» **What you are asked to do**
Your answer should be a single number: how many lines in the data below hold the string "this".

:: Dataset ::

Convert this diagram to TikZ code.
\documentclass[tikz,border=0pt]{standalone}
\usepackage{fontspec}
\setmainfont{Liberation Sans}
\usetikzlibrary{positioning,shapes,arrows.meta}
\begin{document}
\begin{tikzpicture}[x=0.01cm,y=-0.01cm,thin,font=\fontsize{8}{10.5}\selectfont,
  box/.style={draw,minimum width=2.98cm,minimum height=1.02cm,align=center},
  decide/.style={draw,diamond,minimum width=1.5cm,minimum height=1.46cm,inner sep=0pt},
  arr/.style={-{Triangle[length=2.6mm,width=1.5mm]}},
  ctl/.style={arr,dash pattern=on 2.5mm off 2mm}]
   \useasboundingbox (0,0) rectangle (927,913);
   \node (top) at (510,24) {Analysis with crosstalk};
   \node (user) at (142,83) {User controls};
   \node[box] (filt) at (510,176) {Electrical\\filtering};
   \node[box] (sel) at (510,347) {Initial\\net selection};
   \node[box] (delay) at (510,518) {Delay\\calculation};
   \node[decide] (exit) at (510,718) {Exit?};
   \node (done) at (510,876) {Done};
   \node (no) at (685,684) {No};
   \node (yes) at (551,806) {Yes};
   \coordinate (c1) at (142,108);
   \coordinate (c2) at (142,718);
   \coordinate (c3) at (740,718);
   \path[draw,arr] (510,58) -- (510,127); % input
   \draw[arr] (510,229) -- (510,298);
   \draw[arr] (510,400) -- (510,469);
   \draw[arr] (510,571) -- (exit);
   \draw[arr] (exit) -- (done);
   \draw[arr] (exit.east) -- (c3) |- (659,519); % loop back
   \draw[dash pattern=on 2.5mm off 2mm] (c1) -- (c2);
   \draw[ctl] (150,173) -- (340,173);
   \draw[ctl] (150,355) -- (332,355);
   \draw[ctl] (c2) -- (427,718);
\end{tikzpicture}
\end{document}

:::
:: Dataset ::

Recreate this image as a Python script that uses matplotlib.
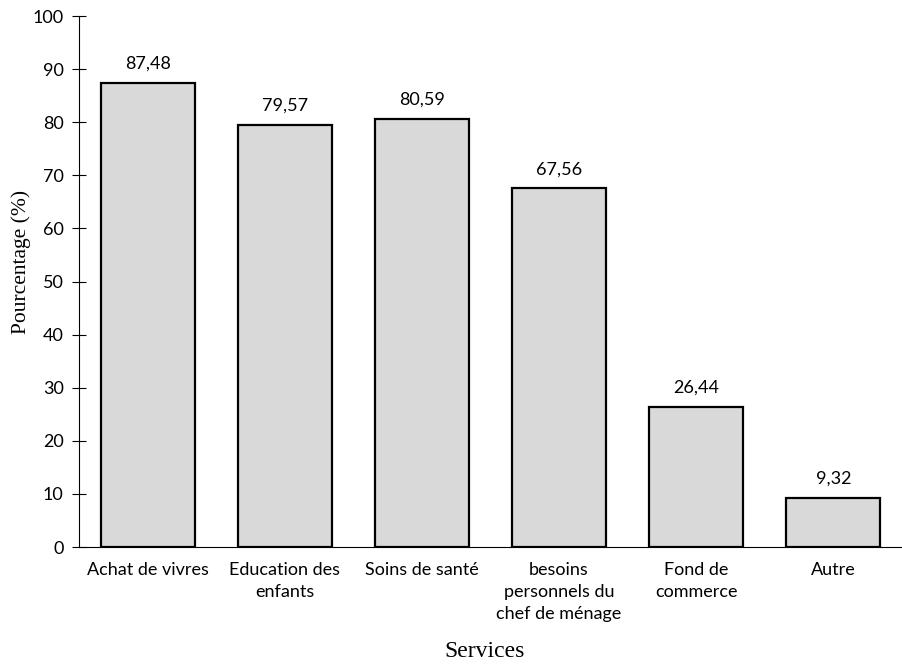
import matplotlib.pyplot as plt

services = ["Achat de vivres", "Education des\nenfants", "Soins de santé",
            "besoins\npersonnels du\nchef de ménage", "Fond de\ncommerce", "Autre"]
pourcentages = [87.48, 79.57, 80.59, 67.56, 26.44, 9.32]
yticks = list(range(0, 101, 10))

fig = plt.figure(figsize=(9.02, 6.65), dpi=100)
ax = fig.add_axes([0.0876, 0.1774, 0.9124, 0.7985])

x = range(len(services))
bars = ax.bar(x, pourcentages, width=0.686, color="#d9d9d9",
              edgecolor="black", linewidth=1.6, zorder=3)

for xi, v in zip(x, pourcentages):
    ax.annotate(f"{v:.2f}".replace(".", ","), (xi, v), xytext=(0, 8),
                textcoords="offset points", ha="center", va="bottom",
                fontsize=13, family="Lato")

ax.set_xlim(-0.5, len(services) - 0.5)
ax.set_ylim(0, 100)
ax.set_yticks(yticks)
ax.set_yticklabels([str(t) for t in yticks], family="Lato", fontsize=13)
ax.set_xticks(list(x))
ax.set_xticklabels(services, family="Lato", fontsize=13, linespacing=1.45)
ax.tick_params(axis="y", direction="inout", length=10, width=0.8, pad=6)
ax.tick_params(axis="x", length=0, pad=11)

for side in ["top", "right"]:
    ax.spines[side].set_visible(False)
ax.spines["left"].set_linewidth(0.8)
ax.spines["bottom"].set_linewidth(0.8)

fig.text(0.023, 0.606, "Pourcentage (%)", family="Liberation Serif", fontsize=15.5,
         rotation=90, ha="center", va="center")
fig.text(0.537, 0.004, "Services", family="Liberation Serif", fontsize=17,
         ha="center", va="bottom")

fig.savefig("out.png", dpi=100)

:::

» **Solved exercise**
2